It's Chanukah in the New York apartment of an All-American, upwardly mobile couple. When the husband, Mitch, surprises his wife Ellie with the news they'll be returning to Buffalo for a job offer he landed, Ellie agrees, reluctantly, to abandon her acting dreams and go with him for the greater good of the marriage.
She is, after all, a traditional Jewish girl. The only thing that excites Ellie about this plan is the proximity of Buffalo to her favorite place in the world, a tiny amusement park called Candy Island, where she once forged glorious memories.
Once settled in their new home, with Mitch proving he's thoroughly a dud, Ellie does what she knows she must do: she picks up the local community paper, scouts out theaters, and goes for auditions.
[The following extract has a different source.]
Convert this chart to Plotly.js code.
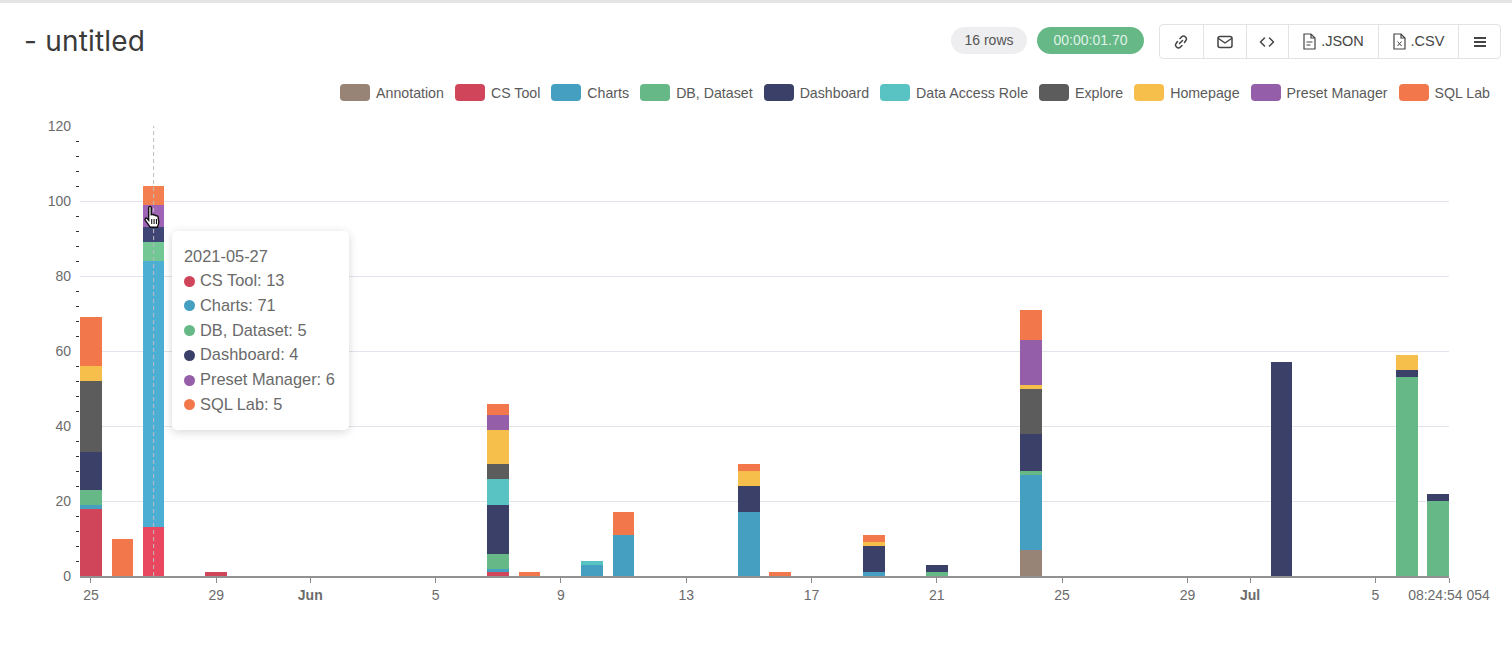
<!DOCTYPE html>
<html>
<head>
<meta charset="utf-8">
<script src="https://cdn.plot.ly/plotly-3.0.1.min.js"></script>
<style>
html,body{margin:0;padding:0;background:#fff;width:1512px;height:650px;overflow:hidden;font-family:"Liberation Sans",Arial,sans-serif}
#chart{position:absolute;left:0;top:0;width:1512px;height:650px}
#topline{position:absolute;left:0;top:0;width:1512px;height:3px;background:#e4e4e6}
#title{position:absolute;left:24px;top:23px;font:400 28px/36px Inter,sans-serif;color:#3a3a3a;letter-spacing:.2px}
.pill{position:absolute;top:27px;height:27px;border-radius:14px;font:14px/27px "Liberation Sans",sans-serif;text-align:center}
#rows{left:951px;width:76px;background:#eeeef0;color:#555}
#timer{left:1037px;width:107px;background:#67b887;color:#dff2e6}
#tools{position:absolute;left:1159px;top:24px;width:342px;height:35px;border:1px solid #e3e3e3;border-radius:4px;box-sizing:border-box;display:flex;color:#444;font:14.5px/33px "Liberation Sans",sans-serif}
#tools div{border-right:1px solid #e3e3e3;display:flex;align-items:center;justify-content:center;gap:5px;box-sizing:border-box}
#tools div:last-child{border-right:none}
#legend{position:absolute;right:22px;top:84px;height:17px;display:flex;gap:11px;font:14.2px/17px "Liberation Sans",sans-serif;color:#5a5a5a;white-space:nowrap}
#legend .it{display:flex;align-items:center;gap:6px}
#legend .it span:last-child{position:relative;top:1px}
#legend .sw{width:30px;height:17px;border-radius:4px;display:block}
#tip{position:absolute;left:172px;top:231px;width:177px;height:199px;box-sizing:border-box;background:#fff;border-radius:5px;box-shadow:0 2px 10px rgba(0,0,0,.16);padding:12.500px 12px;font:16.400px/24.7px "Liberation Sans",sans-serif;color:#6a6a6a}
#tip .dot{display:inline-block;width:11px;height:11px;border-radius:50%;margin-right:5px;vertical-align:-0.5px}
#hand{position:absolute;left:143px;top:205px}
</style>
</head>
<body>
<div id="chart"></div>
<div id="topline"></div>
<div id="title">- untitled</div>
<div id="rows" class="pill">16 rows</div>
<div id="timer" class="pill">00:00:01.70</div>
<div id="tools"></div>
<div id="legend"></div>
<div id="tip"></div>
<svg id="hand" width="20" height="26" viewBox="0 0 18 24">
<path d="M5 2.500c0-1.600 2.400-1.600 2.400 0V9l1-.2c.8-.2 1.400.1 1.700.6.700-.3 1.500-.1 1.800.6.800-.2 1.600.2 1.800 1l.6 4.500c.2 2-.6 3.500-1.300 5H6.500C5.500 19 3.800 17 1.800 14c-.8-1.200.6-2.600 1.800-1.500L5 14z" fill="#fff" stroke="#111" stroke-width="1.300"/>
<path d="M7.800 13v4.500M10 13v4.500M12.200 13v4.500" stroke="#111" stroke-width="1"/>
</svg>
<script>
// ---- data ----
var dates = ["2021-05-25","2021-05-26","2021-05-27","2021-05-29","2021-06-07","2021-06-08","2021-06-10","2021-06-11","2021-06-15","2021-06-16","2021-06-19","2021-06-21","2021-06-24","2021-07-02","2021-07-06","2021-07-07"];
var annotation    = [0,0,0,0,0,0,0,0,0,0,0,0,7,0,0,0];
var csTool        = [18,0,13,1,1,0,0,0,0,0,0,0,0,0,0,0];
var charts        = [1,0,71,0,1,0,3,11,17,0,1,0,20,0,0,0];
var dbDataset     = [4,0,5,0,4,0,0,0,0,0,0,1,1,0,53,20];
var dashboard     = [10,0,4,0,13,0,0,0,7,0,7,2,10,57,2,2];
var dataAccess    = [0,0,0,0,7,0,1,0,0,0,0,0,0,0,0,0];
var explore       = [19,0,0,0,4,0,0,0,0,0,0,0,12,0,0,0];
var homepage      = [4,0,0,0,9,0,0,0,4,0,1,0,1,0,4,0];
var presetManager = [0,0,6,0,4,0,0,0,0,0,0,0,12,0,0,0];
var sqlLab        = [13,10,5,0,3,1,0,6,2,1,2,0,8,0,0,0];
var seriesNames   = ["Annotation","CS Tool","Charts","DB, Dataset","Dashboard","Data Access Role","Explore","Homepage","Preset Manager","SQL Lab"];
var seriesValues  = [annotation,csTool,charts,dbDataset,dashboard,dataAccess,explore,homepage,presetManager,sqlLab];
var xTickVals  = ["2021-05-25","2021-05-29","2021-06-01","2021-06-05","2021-06-09","2021-06-13","2021-06-17","2021-06-21","2021-06-25","2021-06-29","2021-07-01","2021-07-05","2021-07-07 08:24:54.054"];
var xTickText  = ["25","29","<b>Jun</b>","5","9","13","17","21","25","29","<b>Jul</b>","5","08:24:54 054"];
var yTickVals  = [0,20,40,60,80,100,120];
var yMinorVals = [4,8,12,16,24,28,32,36,44,48,52,56,64,68,72,76,84,88,92,96,104,108,112,116];
var hoverDate  = "2021-05-27";

// ---- styling ----
var colors    = ["#978476","#d1455b","#449fc0","#67b887","#3b4069","#59c3c3","#5c5c5c","#f6be4b","#945ea8","#f2784b"];
var hiColors  = ["#a08c7e","#e8475f","#4baed2","#72c795","#3f4675","#5fd0d0","#636363","#f9c855","#a064b6","#f37f50"];
var xRange    = ["2021-05-24 15:35:05.946","2021-07-07 08:24:54.054"];
var DAY = 86400000;

var hoverIndex = dates.indexOf(hoverDate);
var traces = seriesNames.map(function(name,i){
  return {
    type:"bar", name:name, x:dates, y:seriesValues[i], width:0.69*DAY,
    marker:{color:dates.map(function(d,j){return j===hoverIndex?hiColors[i]:colors[i];}),line:{width:0}}
  };
});

var layout = {
  width:1512, height:650, barmode:"stack", showlegend:false,
  paper_bgcolor:"rgba(0,0,0,0)", plot_bgcolor:"rgba(0,0,0,0)",
  margin:{l:80,r:62.5,t:126,b:73.5,pad:0},
  font:{family:"Liberation Sans, Arial, sans-serif",size:14,color:"#6b6b6b"},
  xaxis:{type:"date",range:xRange,tickmode:"array",tickvals:xTickVals,ticktext:xTickText,tickangle:0,
    ticks:"outside",ticklen:5,tickwidth:1,tickcolor:"#8c8c8c",showline:true,linecolor:"#919191",linewidth:2,showgrid:false,zeroline:false,
    tickfont:{size:14,color:"#6b6b6b"}},
  yaxis:{range:[0,120],tickmode:"array",tickvals:yTickVals,ticks:"",ticklabelstandoff:8,showline:false,zeroline:false,showgrid:true,gridcolor:"#e2e4ed",gridwidth:1,
    tickfont:{size:14,color:"#6b6b6b"},
    minor:{tickmode:"array",tickvals:yMinorVals,ticks:"outside",ticklen:3,tickwidth:1,tickcolor:"#333",showgrid:false}},
  shapes:[{type:"line",xref:"x",yref:"paper",x0:hoverDate,x1:hoverDate,y0:0,y1:1,line:{color:"#bdbdbd",width:1,dash:"4px,3px"},layer:"above"}]
};
Plotly.newPlot("chart",traces,layout,{displayModeBar:false,staticPlot:true});

// legend from the series
var legend=document.getElementById("legend");
seriesNames.forEach(function(n,i){
  var it=document.createElement("div");it.className="it";
  var sw=document.createElement("span");sw.className="sw";sw.style.background=colors[i];
  var t=document.createElement("span");t.textContent=n;
  it.appendChild(sw);it.appendChild(t);legend.appendChild(it);
});

// tooltip from the hovered date
var tip=document.getElementById("tip");
var head=document.createElement("div");head.textContent=hoverDate;tip.appendChild(head);
seriesNames.forEach(function(n,i){
  var v=seriesValues[i][hoverIndex];
  if(!v)return;
  var r=document.createElement("div");
  var d=document.createElement("span");d.className="dot";d.style.background=colors[i];
  r.appendChild(d);r.appendChild(document.createTextNode(n+": "+v));tip.appendChild(r);
});

// toolbar
var stroke='fill="none" stroke="#444" stroke-width="1.500" stroke-linecap="round" stroke-linejoin="round"';
var iconLink='<svg width="16" height="16" viewBox="0 0 16 16"><path d="M6.500 9.500l3-3M7 4.500l1.500-1.500a2.800 2.800 0 0 1 4 4L11.500 8.500M9 11.500l-1.500 1.500a2.800 2.800 0 0 1-4-4L4.500 7.500" '+stroke+'/></svg>';
var iconMail='<svg width="16" height="14" viewBox="0 0 16 14"><rect x="1" y="1.500" width="14" height="11" rx="2" '+stroke+'/><path d="M1.500 3.500L8 8l6.500-4.500" '+stroke+'/></svg>';
var iconCode='<svg width="16" height="12" viewBox="0 0 16 12"><path d="M5.500 2L1.500 6l4 4M10.500 2l4 4-4 4" '+stroke+'/></svg>';
var iconDoc=function(inner){return '<svg width="13" height="17" viewBox="0 0 13 17"><path d="M1 1h7l4 4v11H1zM8 1v4h4" fill="none" stroke="#444" stroke-width="1.200"/>'+inner+'</svg>';};
var iconMenu='<svg width="14" height="12" viewBox="0 0 14 12"><path d="M1 2h12M1 6h12M1 10h12" stroke="#444" stroke-width="1.800"/></svg>';
var tools=[[44,iconLink],[43,iconMail],[43,iconCode],[90,iconDoc('<path d="M3.500 9h6M3.500 12h4" stroke="#444"/>')+'<span>.JSON</span>'],[81,iconDoc('<path d="M4.500 8.500l4 4.500M8.500 8.500l-4 4.500" stroke="#444"/>')+'<span>.CSV</span>'],[41,iconMenu]];
var tb=document.getElementById("tools");
tools.forEach(function(t){var d=document.createElement("div");d.style.width=t[0]+"px";d.innerHTML=t[1];tb.appendChild(d);});
</script>
</body>
</html>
It's better for her, and if she can be happy again, the marriage will be stronger. Local theater has never been so dreadful, it turns out, albeit amusing and social, so this wobbly lifeboat she built for her marriage might, just maybe, keep Ellie and hubby afloat.
And it starts out that way, but her innocent dalliance with The Big Stage turns serious when she meets James, a smooth-talking and single director, who casts her in some very Off-Broadway roles. How will she juggle her now complicated life in a small city? And what will her return to Candy Island as an actress mean for her fate?
Written by Gail Golden, who might have war stories of her own to tell, and directed by Scott Andrew Kurchak, a Canadian citizen who lives in Buffalo, Give & Take is a delightful spoof on community theater—on how life unfolds at a smaller scale. The film mirrors its protagonist's vision because it, too, is the product of actors with a passion for production, in this case a first feature film.
In small town theater and independent filmmaking, the odds are long and the journey is never easy. New Hope Film Festival applauds this team for succeeding.